There are some interesting consequences of polychromatism in owls. For example, in the Eastern Screech-Owl, the red morph is much more prevalent in warm and humid climates, whereas grey dominates in cold and dry climates. This is believed to be related to the properties of melanin (pigment). In owls, plumage colour appears to be related primarily to concentrations of phaeomelanin and eumelanin. Melanin imparts rigidity to feathers (this is why so many gull species have dark wing tips for example) and makes them more resistant to abrasion from dust, but it also gives better thermoregulation. In cold and dry climates therefore, grey birds have higher survival. In Manitoba, Canada, where I studied Eastern Screech-Owls at the northernmost and coldest part of their range, less than 1% of the population of Eastern Screech-Owls is red. In these very cold climates, red females are more likely to survive than red males because they are larger and hence have better thermoregulation due to their surface area to mass ratio. Elsewhere, red morph Eastern Screech-Owls have exhibited higher mortality in very cold winters. Nonetheless, red plumage has some advantages in warmer, humid climates. Red is a weak wavelength that is easily dispersed. In dim light when owls are active and/or in very humid conditions, red is actually very cryptic. If you have ever tried to watch a red morph owl fly in a dimly lit forest you may have noticed how difficult they are to see. Fred Gehlbach wrote about this in a book on Eastern Screech-Owls published in 1994.

As for the reasons polychromatism exists, this is largely unknown, although different hypotheses have been advanced.  The most prevalent idea is that fluctuating environmental conditions benefit one morph or another at different times and so two or more morphs can therefore survive in the species in the long-term. This hypothesis hinges on the concept of differential survival between morphs. A study in Finland of Tawny Owls showed that grey owls had more offspring than brown owls and that, at least for the grey males, more of their offspring survived to breed (produce “population recruits”). This provides strong evidence for differential survival and shows that there is selection pressure on colour morphs.

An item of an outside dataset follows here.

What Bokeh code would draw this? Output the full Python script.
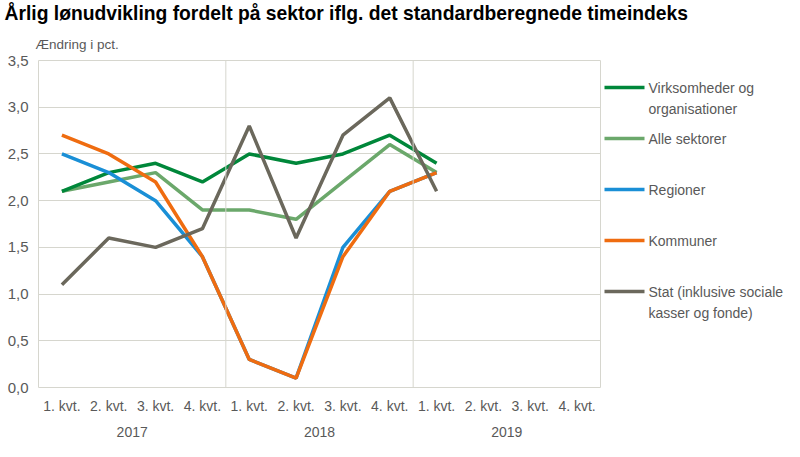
from bokeh.plotting import figure
from bokeh.layouts import column, row
from bokeh.models import FactorRange, Range1d, FixedTicker, CustomJSTickFormatter, Span
from bokeh.core.properties import value
from bokeh.embed import file_html
from bokeh.resources import INLINE

# Données (variation annuelle en %)
years = ["2017", "2018", "2019"]
quarters = ["1. kvt.", "2. kvt.", "3. kvt.", "4. kvt."]

virksomheder = [2.1, 2.3, 2.4, 2.2, 2.5, 2.4, 2.5, 2.7, 2.4]
alle_sektorer = [2.1, 2.2, 2.3, 1.9, 1.9, 1.8, 2.2, 2.6, 2.3]
regioner = [2.5, 2.3, 2.0, 1.4, 0.3, 0.1, 1.5, 2.1, 2.3]
kommuner = [2.7, 2.5, 2.2, 1.4, 0.3, 0.1, 1.4, 2.1, 2.3]
stat = [1.1, 1.6, 1.5, 1.7, 2.8, 1.6, 2.7, 3.1, 2.1]

y_ticks = [0, 0.5, 1.0, 1.5, 2.0, 2.5, 3.0, 3.5]

title = "Årlig lønudvikling fordelt på sektor iflg. det standardberegnede timeindeks"
unit_label = "Ændring i pct."

FONT = "Liberation Sans"
TEXT = "#595959"
GRID = "#d6d6ce"

# (lignes de légende, valeurs, couleur) dans l'ordre de la légende
series = [
    (["Virksomheder og", "organisationer"], virksomheder, "#00873a"),
    (["Alle sektorer"], alle_sektorer, "#6ba86b"),
    (["Regioner"], regioner, "#1a8fd6"),
    (["Kommuner"], kommuner, "#ef6c10"),
    (["Stat (inklusive sociale", " kasser og fonde)"], stat, "#6b685c"),
]
draw_order = [1, 0, 2, 3, 4]

factors = [(y, q) for y in years for q in quarters]

# Mise en page (pixels)
HEAD_H = 52
BODY_H = 389
BORDER_TOP, BORDER_BOTTOM = 8, 54
FRAME_TOP = HEAD_H + BORDER_TOP
FRAME_BOTTOM = HEAD_H + BODY_H - BORDER_BOTTOM


def blank(fig):
    # figure sans axes ni grille, en coordonnées pixels (y vers le bas)
    fig.axis.visible = False
    fig.grid.visible = False
    fig.outline_line_color = None
    return fig


# --- bandeau du titre ---
TW = 784
head = blank(figure(width=TW, height=HEAD_H, x_range=Range1d(0, TW), y_range=Range1d(HEAD_H, 0),
                    output_backend="svg", toolbar_location=None, min_border=0))
head.text(x=[4], y=[13], text=[title], text_baseline="middle", text_font=value(FONT),
          text_font_size="19.3px", text_font_style="bold", text_color="black")
head.text(x=[35], y=[44], text=[unit_label], text_baseline="middle", text_font=value(FONT),
          text_font_size="13.5px", text_color=TEXT)

# --- graphique principal ---
p = figure(
    width=601, height=BODY_H,
    x_range=FactorRange(*factors, range_padding=0, group_padding=0, factor_padding=0),
    y_range=Range1d(0, 3.5),
    output_backend="svg", toolbar_location=None,
    min_border_left=38, min_border_right=1,
    min_border_top=BORDER_TOP, min_border_bottom=BORDER_BOTTOM,
)
p.outline_line_color = GRID
p.xgrid.visible = False
p.ygrid.grid_line_color = GRID

p.yaxis.ticker = FixedTicker(ticks=y_ticks)
p.yaxis.formatter = CustomJSTickFormatter(code="return tick.toFixed(1).replace('.', ',')")
p.axis.axis_line_color = None
p.axis.major_tick_line_color = None
p.axis.minor_tick_line_color = None
p.axis.major_tick_out = 0
p.axis.major_tick_in = 0
p.yaxis.major_label_standoff = 10
p.yaxis.major_label_text_font_size = "15px"
p.xaxis.major_label_standoff = 10
p.xaxis.major_label_text_font_size = "14px"
p.axis.major_label_text_font = FONT
p.axis.major_label_text_color = TEXT
p.xaxis.group_text_font = FONT
p.xaxis.group_text_font_size = "14px"
p.xaxis.group_text_color = TEXT
p.xaxis.group_text_font_style = "normal"
p.xaxis.separator_line_color = None

# Séparateurs verticaux entre les années
for i in range(1, len(years)):
    p.add_layout(Span(location=i * len(quarters), dimension="height",
                      line_color=GRID, line_width=1))

for i in draw_order:
    _, vals, color = series[i]
    p.line(x=factors[:len(vals)], y=vals, line_color=color, line_width=3.5)

# --- légende (le cadre est aligné sur celui du graphique : y en pixels de page) ---
LW = 183
leg = blank(figure(width=LW, height=BODY_H, x_range=Range1d(0, LW),
                   y_range=Range1d(FRAME_BOTTOM, FRAME_TOP),
                   output_backend="svg", toolbar_location=None,
                   min_border_left=0, min_border_right=0,
                   min_border_top=BORDER_TOP, min_border_bottom=BORDER_BOTTOM))
for i, (lines, _, color) in enumerate(series):
    y0 = 87 + i * 51
    leg.line(x=[3, 43], y=[y0, y0], line_color=color, line_width=3.5)
    leg.text(x=[47] * len(lines), y=[y0 + j * 21 for j in range(len(lines))], text=lines,
             text_baseline="middle", text_font=value(FONT), text_font_size="14px",
             text_color=TEXT)

layout = column(head, row(p, leg))
open("out.html", "w").write(file_html(layout, INLINE))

Interestingly, there is some evidence for assorted mating amongst the colour morphs in Eastern Screech-Owl; however, the Finnish study found no evidence of assortive mating in Tawny Owls. Assortive mating in this case means that individuals preferentially select mates that are of a different morph than themselves. This behaviour might be a result of differential survival and be a form of minimizing risk or “not placing all one’s eggs in the same basket”, e.g. if the climate gets wetter or colder at least some of an owl’s offspring will have a better chance of survival. Nonetheless, there may be more to it than that; for example, one fascinating finding is that lighter and darker Barn Owls differ in the composition of their prey species, suggesting that colour could also be associated with different behavioural patterns.  Colour can also signal important information to birds including clues about an individual’s auto-immune system. One study of Barn Owls showed that the offspring of “spottier” females (i.e. females with more dark spots on their feathers) had better parasite resistance. Colour may in fact be an influential factor in sexual selection for both males and females (i.e. “mutual mate choice” as opposed to just “female mate choice”). Grey morph Tawny Owls were found to have a higher immune response than red owls in Italy. In Swiss Tawny Owls, darker plumage was associated with a stronger auto-immune response; however, lighter coloured individuals were better at retaining body mass. This suggests that different strategies may co-exist.